### EXERCISE PROMPT
Produce a word-for-word copy of the listing below without its pictures.

START DATA LINES

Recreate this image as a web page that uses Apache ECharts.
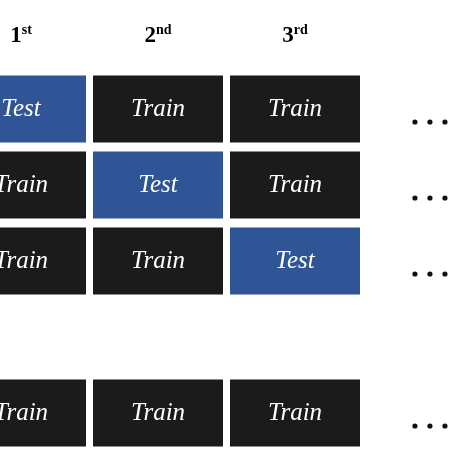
<!DOCTYPE html><html><head><meta charset="utf-8">
<script src="https://cdn.jsdelivr.net/npm/echarts@6/dist/echarts.min.js"></script>
<style>html,body{margin:0;padding:0;background:#fff}#c{width:453px;height:453px}</style></head><body><div id="c"></div>
<script>
const columns = [0, 1, 2];
const rows = [0, 1, 2, 4];
const testColumnByRow = [0, 1, 2, -1];
const headerBase = ["1", "2", "3"];
const headerSup = ["st", "nd", "rd"];
const dotsColumn = 2.985;

const cells = [];
rows.forEach((r, i) => columns.forEach(c => cells.push([c, r, testColumnByRow[i] === c ? 1 : 0])));
const headers = columns.map(c => [c, -0.97, c]);
const dots = rows.map(r => [dotsColumn, r]);

const chart = echarts.init(document.getElementById('c'));
chart.setOption({
  animation: false,
  grid: {left: 0, right: 0, top: 0, bottom: 0},
  xAxis: {type: 'value', min: -21/137, max: 432/137, show: false},
  yAxis: {type: 'value', inverse: true, min: -109/76, max: 344/76, show: false},
  series: [
    {type: 'custom', data: cells, renderItem: (p, api) => {
      const pt = api.coord([api.value(0), api.value(1)]);
      const w = 130, h = 67, test = api.value(2) === 1;
      return {type: 'group', children: [
        {type: 'rect', shape: {x: pt[0]-w/2, y: pt[1]-h/2, width: w, height: h},
         style: {fill: test ? '#2F5597' : '#1b1b1b'}},
        {type: 'text', x: pt[0], y: pt[1], style: {text: test ? 'Test' : 'Train', fill: '#fff',
          font: 'italic 25px "Liberation Serif", serif', align: 'center', verticalAlign: 'middle'}}
      ]};
    }},
    {type: 'custom', data: headers, renderItem: (p, api) => {
      const pt = api.coord([api.value(0), api.value(1)]);
      const i = api.value(2);
      return {type: 'text', x: pt[0], y: pt[1], style: {
        text: '{b|' + headerBase[i] + '}{s|' + headerSup[i] + '}', align: 'center', verticalAlign: 'middle',
        rich: {b: {font: 'bold 23px "Liberation Serif", serif', fill: '#000', verticalAlign: 'bottom'},
               s: {font: 'bold 14px "Liberation Serif", serif', fill: '#000', verticalAlign: 'top', padding: [0,0,10,0]}}}};
    }},
    {type: 'custom', data: dots, renderItem: (p, api) => {
      const pt = api.coord([api.value(0), api.value(1)]);
      return {type: 'group', children: [-15, 0, 15].map(dx => ({type: 'circle',
        shape: {cx: pt[0]+dx, cy: pt[1]+13, r: 2.6}, style: {fill: '#111'}}))};
    }}
  ]
});
</script></body></html>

END DATA LINES

### EXERCISE RESPONSE
Recreate this image as a web page that uses Apache ECharts.
<!DOCTYPE html><html><head><meta charset="utf-8">
<script src="https://cdn.jsdelivr.net/npm/echarts@6/dist/echarts.min.js"></script>
<style>html,body{margin:0;padding:0;background:#fff}#c{width:453px;height:453px}</style></head><body><div id="c"></div>
<script>
const columns = [0, 1, 2];
const rows = [0, 1, 2, 4];
const testColumnByRow = [0, 1, 2, -1];
const headerBase = ["1", "2", "3"];
const headerSup = ["st", "nd", "rd"];
const dotsColumn = 2.985;

const cells = [];
rows.forEach((r, i) => columns.forEach(c => cells.push([c, r, testColumnByRow[i] === c ? 1 : 0])));
const headers = columns.map(c => [c, -0.97, c]);
const dots = rows.map(r => [dotsColumn, r]);

const chart = echarts.init(document.getElementById('c'));
chart.setOption({
  animation: false,
  grid: {left: 0, right: 0, top: 0, bottom: 0},
  xAxis: {type: 'value', min: -21/137, max: 432/137, show: false},
  yAxis: {type: 'value', inverse: true, min: -109/76, max: 344/76, show: false},
  series: [
    {type: 'custom', data: cells, renderItem: (p, api) => {
      const pt = api.coord([api.value(0), api.value(1)]);
      const w = 130, h = 67, test = api.value(2) === 1;
      return {type: 'group', children: [
        {type: 'rect', shape: {x: pt[0]-w/2, y: pt[1]-h/2, width: w, height: h},
         style: {fill: test ? '#2F5597' : '#1b1b1b'}},
        {type: 'text', x: pt[0], y: pt[1], style: {text: test ? 'Test' : 'Train', fill: '#fff',
          font: 'italic 25px "Liberation Serif", serif', align: 'center', verticalAlign: 'middle'}}
      ]};
    }},
    {type: 'custom', data: headers, renderItem: (p, api) => {
      const pt = api.coord([api.value(0), api.value(1)]);
      const i = api.value(2);
      return {type: 'text', x: pt[0], y: pt[1], style: {
        text: '{b|' + headerBase[i] + '}{s|' + headerSup[i] + '}', align: 'center', verticalAlign: 'middle',
        rich: {b: {font: 'bold 23px "Liberation Serif", serif', fill: '#000', verticalAlign: 'bottom'},
               s: {font: 'bold 14px "Liberation Serif", serif', fill: '#000', verticalAlign: 'top', padding: [0,0,10,0]}}}};
    }},
    {type: 'custom', data: dots, renderItem: (p, api) => {
      const pt = api.coord([api.value(0), api.value(1)]);
      return {type: 'group', children: [-15, 0, 15].map(dx => ({type: 'circle',
        shape: {cx: pt[0]+dx, cy: pt[1]+13, r: 2.6}, style: {fill: '#111'}}))};
    }}
  ]
});
</script></body></html>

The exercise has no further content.